Question

simplify root 5- root 3 multiplied to root 7 -root 2

Answer

**step1** Understanding the problem

The problem asks us to simplify the expression "root 5 minus root 3 multiplied to root 7 minus root 2". This can be written mathematically as $$(\sqrt{5} - \sqrt{3}) \times (\sqrt{7} - \sqrt{2})$$. We need to perform the multiplication and present the simplified form.

**step2** Applying the distributive property

To multiply two expressions like $$(A - B)$$ and $$(C - D)$$, we use the distributive property. This means we multiply each term in the first expression by each term in the second expression. The general pattern for this type of multiplication is $$A \times C - A \times D - B \times C + B \times D$$.

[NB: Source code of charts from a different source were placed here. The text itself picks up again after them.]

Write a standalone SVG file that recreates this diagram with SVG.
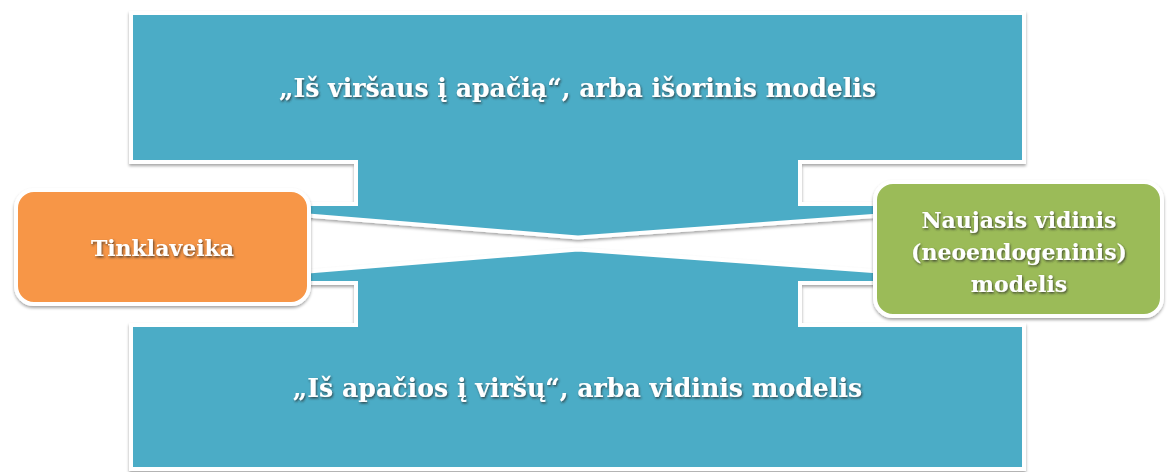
<svg xmlns="http://www.w3.org/2000/svg" width="1168" height="472" viewBox="0 0 1168 472">
<style>
.band{fill:#4BACC6;stroke:#FFFFFF;stroke-width:4;stroke-linejoin:miter;filter:url(#sh)}
.box{stroke:#FFFFFF;stroke-width:4;filter:url(#sh)}
.t{font-family:"DejaVu Serif","Liberation Serif",serif;font-weight:bold;fill:#FFFFFF;text-anchor:middle;filter:url(#tsh)}
.big{font-size:25.2px}
.small{font-size:22px}
</style>
<defs>
<filter id="sh" x="-5%" y="-10%" width="110%" height="125%">
<feDropShadow dx="0" dy="2" stdDeviation="1.5" flood-color="#000000" flood-opacity="0.35"/>
</filter>
<filter id="tsh" x="-5%" y="-20%" width="110%" height="150%">
<feDropShadow dx="1" dy="1.5" stdDeviation="0.8" flood-color="#2a2a2a" flood-opacity="0.75"/>
</filter>
</defs>
<rect width="1168" height="472" fill="#FFFFFF"/>
<g id="top-band">
<path class="band" d="M131,13 H1024 V162 H800 V204 H890 V214.8 L578,237.5 L290,214.1 V204 H356 V162 H131 Z"/>
<text class="t big" x="577.5" y="97">„Iš viršaus į apačią“, arba išorinis modelis</text>
</g>
<g id="bottom-band">
<path class="band" d="M131,469 H1024 V325 H800 V283 H890 V272.2 L578,249.5 L290,272.9 V283 H356 V325 H131 Z"/>
<text class="t big" x="577.5" y="397">„Iš apačios į viršų“, arba vidinis modelis</text>
</g>
<g id="connectors"></g>
<g id="tinklaveika">
<rect class="box" x="16" y="190" width="293" height="114" rx="18" fill="#F79646"/>
<text class="t small" x="162.5" y="255.5">Tinklaveika</text>
</g>
<g id="naujasis-vidinis">
<rect class="box" x="875" y="182" width="287" height="134" rx="18" fill="#9BBB59"/>
<text class="t small" x="1019" y="228">Naujasis vidinis</text>
<text class="t small" x="1019" y="260">(neoendogeninis)</text>
<text class="t small" x="1019" y="292">modelis</text>
</g>
</svg>
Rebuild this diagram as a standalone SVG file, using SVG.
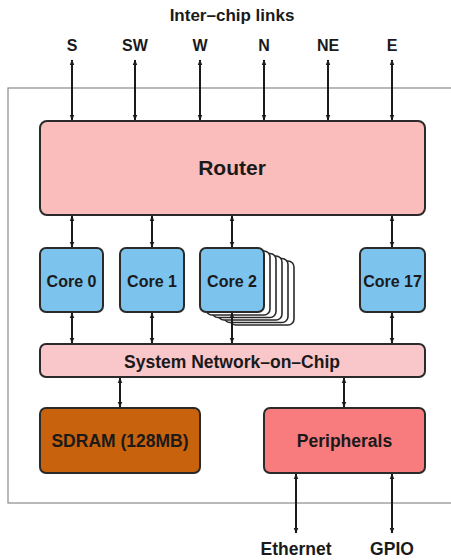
<svg xmlns="http://www.w3.org/2000/svg" width="451" height="560" viewBox="0 0 451 560">
<style>
text{font-family:"Liberation Sans",Arial,sans-serif;font-weight:bold;fill:#1a1a1a;text-anchor:middle}
.box{stroke:#2a2a2a;stroke-width:2}
.core{fill:#7cc3ee}
.sh{fill:#fff;stroke:#2a2a2a;stroke-width:1.6}
.c{stroke:#1a1a1a;stroke-width:2;fill:none;marker-start:url(#a);marker-end:url(#a)}
</style>
<defs>
<marker id="a" viewBox="0 0 10 10" refX="9" refY="5" markerWidth="6" markerHeight="6" orient="auto-start-reverse" markerUnits="userSpaceOnUse">
<path d="M0,1 L10,5 L0,9 z" fill="#1a1a1a"/>
</marker>
</defs>
<rect width="451" height="560" fill="#fff"/>
<rect id="chip" x="8" y="88" width="460" height="415" fill="none" stroke="#8a8a8a" stroke-width="1.2"/>
<text x="232" y="21" font-size="17">Inter–chip links</text>
<g font-size="16">
<text x="72" y="51">S</text>
<text x="135" y="51">SW</text>
<text x="200" y="51">W</text>
<text x="264" y="51">N</text>
<text x="328" y="51">NE</text>
<text x="392" y="51">E</text>
</g>
<g id="router"><rect class="box" x="40" y="121" width="385" height="94" rx="7" fill="#fbbcbc"/><text x="232" y="175" font-size="21">Router</text></g>
<g id="core0"><rect class="box core" x="40" y="248" width="63" height="64" rx="6"/><text x="71.5" y="287" font-size="16">Core 0</text></g>
<g id="core1"><rect class="box core" x="120" y="248" width="64" height="64" rx="6"/><text x="152" y="287" font-size="16">Core 1</text></g>
<g id="core2">
<rect class="sh" x="230" y="261" width="64" height="64" rx="6"/>
<rect class="sh" x="224" y="258.5" width="64" height="64" rx="6"/>
<rect class="sh" x="218" y="256" width="64" height="64" rx="6"/>
<rect class="sh" x="212" y="253.5" width="64" height="64" rx="6"/>
<rect class="sh" x="206" y="251" width="64" height="64" rx="6"/>
<rect class="box core" x="200" y="248" width="64" height="64" rx="6"/><text x="232" y="287" font-size="16">Core 2</text></g>
<g id="core17"><rect class="box core" x="360" y="248" width="65" height="64" rx="6"/><text x="392.5" y="287" font-size="16">Core 17</text></g>
<g id="noc"><rect class="box" x="40" y="344" width="385" height="33" rx="6" fill="#f9c6c9"/><text x="232" y="368" font-size="17.5">System Network–on–Chip</text></g>
<g id="sdram"><rect class="box" x="40" y="408" width="160" height="65" rx="6" fill="#c9620c"/><text x="120" y="447" font-size="17.5">SDRAM (128MB)</text></g>
<g id="peripherals"><rect class="box" x="264" y="408" width="161" height="65" rx="6" fill="#f87b7d"/><text x="344.5" y="447" font-size="17.5">Peripherals</text></g>
<text x="296" y="555" font-size="17.5">Ethernet</text>
<text x="392" y="555" font-size="17.5">GPIO</text>
<g id="connectors">
<path class="c" d="M72,60V120"/>
<path class="c" d="M135,60V120"/>
<path class="c" d="M200,60V120"/>
<path class="c" d="M264,60V120"/>
<path class="c" d="M328,60V120"/>
<path class="c" d="M392,60V120"/>
<path class="c" d="M72,216V247"/>
<path class="c" d="M152,216V247"/>
<path class="c" d="M232,216V247"/>
<path class="c" d="M392,216V247"/>
<path class="c" d="M72,313V343"/>
<path class="c" d="M152,313V343"/>
<path class="c" d="M232,313V343"/>
<path class="c" d="M392,313V343"/>
<path class="c" d="M120,378V407"/>
<path class="c" d="M344,378V407"/>
<path class="c" d="M296,474V533"/>
<path class="c" d="M392,474V533"/>
</g>
</svg>
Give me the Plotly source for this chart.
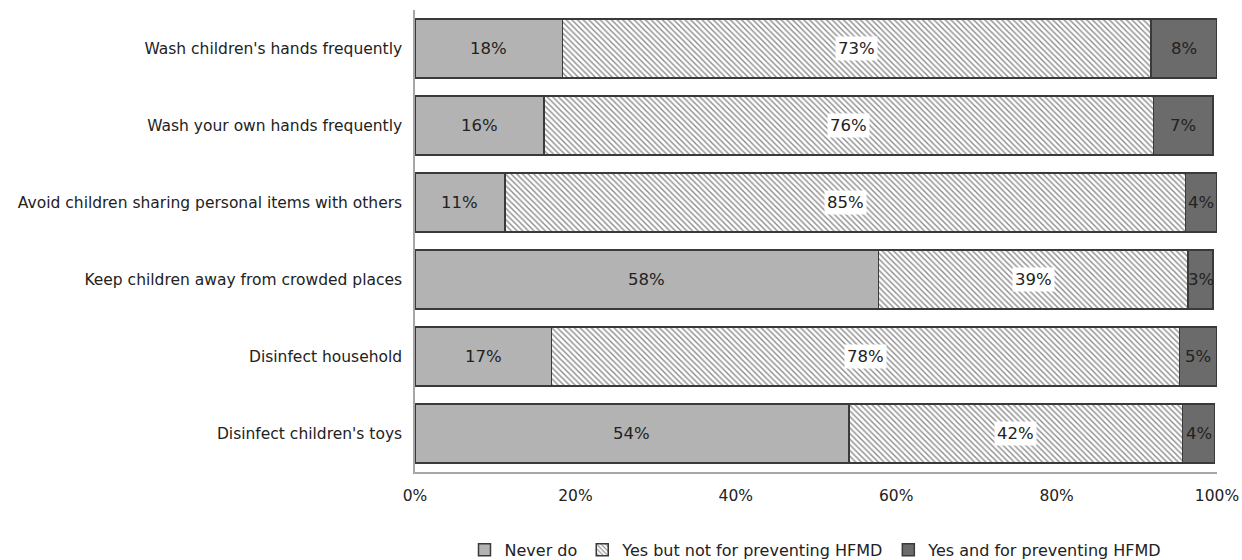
import plotly.graph_objects as go

# Survey items, listed top to bottom
categories = [
    "Wash children's hands frequently",
    "Wash your own hands frequently",
    "Avoid children sharing personal items with others",
    "Keep children away from crowded places",
    "Disinfect household",
    "Disinfect children's toys",
]

# Share of respondents (%) per response
never_do = [18.4, 16.1, 11.2, 57.8, 17.0, 54.1]
yes_not_hfmd = [73.4, 76.0, 84.9, 38.6, 78.3, 41.6]
yes_for_hfmd = [8.2, 7.4, 3.9, 3.1, 4.7, 4.0]

series_names = ["Never do", "Yes but not for preventing HFMD", "Yes and for preventing HFMD"]
x_ticks = [0, 20, 40, 60, 80, 100]

FONT = "DejaVu Sans, Verdana, sans-serif"
EDGE = "#3a3a3a"
TEXT = "#222222"

fig = go.Figure()

fig.add_trace(go.Bar(
    y=categories, x=never_do, orientation="h", name=series_names[0],
    marker=dict(color="#b3b3b3", line=dict(color=EDGE, width=1.5)),
    hoverinfo="x+y",
))
fig.add_trace(go.Bar(
    y=categories, x=yes_not_hfmd, orientation="h", name=series_names[1],
    marker=dict(
        color="white",
        line=dict(color=EDGE, width=1.5),
        pattern=dict(shape="\\", fgcolor="#8c8c8c", bgcolor="white",
                     size=4, solidity=0.35, fillmode="replace"),
    ),
    hoverinfo="x+y",
))
fig.add_trace(go.Bar(
    y=categories, x=yes_for_hfmd, orientation="h", name=series_names[2],
    marker=dict(color="#6b6b6b", line=dict(color=EDGE, width=1.5)),
    hoverinfo="x+y",
))

# Value labels centred on each segment
annotations = []
for i, cat in enumerate(categories):
    segs = [never_do[i], yes_not_hfmd[i], yes_for_hfmd[i]]
    start = 0.0
    for k, v in enumerate(segs):
        mid = start + v / 2
        ann = dict(
            x=mid, y=cat, xref="x", yref="y",
            text=f"{round(v)}%", showarrow=False,
            font=dict(family=FONT, size=16.5, color=TEXT),
        )
        if k == 1:
            ann.update(bgcolor="white", borderpad=2)
        annotations.append(ann)
        start += v

fig.update_layout(
    barmode="stack",
    bargap=0.235,
    width=1242, height=560,
    margin=dict(l=415, r=25, t=10, b=88, autoexpand=False),
    paper_bgcolor="white", plot_bgcolor="white",
    font=dict(family=FONT, size=15.5, color=TEXT),
    annotations=annotations,
    showlegend=True,
    legend=dict(
        orientation="h", xref="paper", yref="container",
        x=0.5, xanchor="center", y=0.018, yanchor="middle",
        traceorder="normal",
        font=dict(family=FONT, size=16, color=TEXT),
        itemwidth=30, tracegroupgap=0,
    ),
    xaxis=dict(
        range=[0, 100], tickvals=x_ticks,
        ticktext=[f"{t}%" for t in x_ticks],
        showgrid=False, zeroline=False,
        showline=True, linecolor="#a6a6a6", linewidth=1.5,
        ticks="outside", ticklen=9, tickcolor="rgba(0,0,0,0)",
        tickfont=dict(family=FONT, size=15.5, color=TEXT),
        automargin=False, fixedrange=True,
    ),
    yaxis=dict(
        categoryorder="array", categoryarray=categories,
        autorange="reversed",
        showgrid=False, zeroline=False,
        showline=True, linecolor="#a6a6a6", linewidth=1.5,
        ticks="outside", ticklen=8, tickcolor="rgba(0,0,0,0)",
        tickfont=dict(family=FONT, size=15.5, color=TEXT),
        automargin=False, fixedrange=True,
    ),
)

fig.write_html("out.html")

**step3** Performing the first multiplication: First terms

First, we multiply the first term of the first expression by the first term of the second expression:
$$\sqrt{5} \times \sqrt{7}$$
Using the property of square roots that $$\sqrt{a} \times \sqrt{b} = \sqrt{a \times b}$$, we multiply the numbers inside the roots:
$$\sqrt{5 \times 7} = \sqrt{35}$$

**step4** Performing the second multiplication: Outer terms

Next, we multiply the first term of the first expression by the second term of the second expression:
$$\sqrt{5} \times (-\sqrt{2})$$
Since we are multiplying a positive term by a negative term, the result will be negative:
$$-\sqrt{5 \times 2} = -\sqrt{10}$$

**step5** Performing the third multiplication: Inner terms

Then, we multiply the second term of the first expression by the first term of the second expression:
$$(-\sqrt{3}) \times \sqrt{7}$$
Since we are multiplying a negative term by a positive term, the result will be negative:
$$-\sqrt{3 \times 7} = -\sqrt{21}$$

**step6** Performing the fourth multiplication: Last terms

Finally, we multiply the second term of the first expression by the second term of the second expression:
$$(-\sqrt{3}) \times (-\sqrt{2})$$
When a negative term is multiplied by a negative term, the result is positive:
$$\sqrt{3 \times 2} = \sqrt{6}$$

**step7** Combining the results

Now, we combine all the terms obtained from the multiplications:
$$\sqrt{35} - \sqrt{10} - \sqrt{21} + \sqrt{6}$$
We check if any of these square roots can be simplified further or combined. A square root can be simplified if the number inside it has a perfect square factor (like 4, 9, 16, etc.).
- For $$\sqrt{35}$$, the factors are 1, 5, 7, 35. None are perfect squares.
- For $$\sqrt{10}$$, the factors are 1, 2, 5, 10. None are perfect squares.
- For $$\sqrt{21}$$, the factors are 1, 3, 7, 21. None are perfect squares.
- For $$\sqrt{6}$$, the factors are 1, 2, 3, 6. None are perfect squares.
Since none of the terms have the same number inside the square root, they cannot be combined. Therefore, the expression is fully simplified.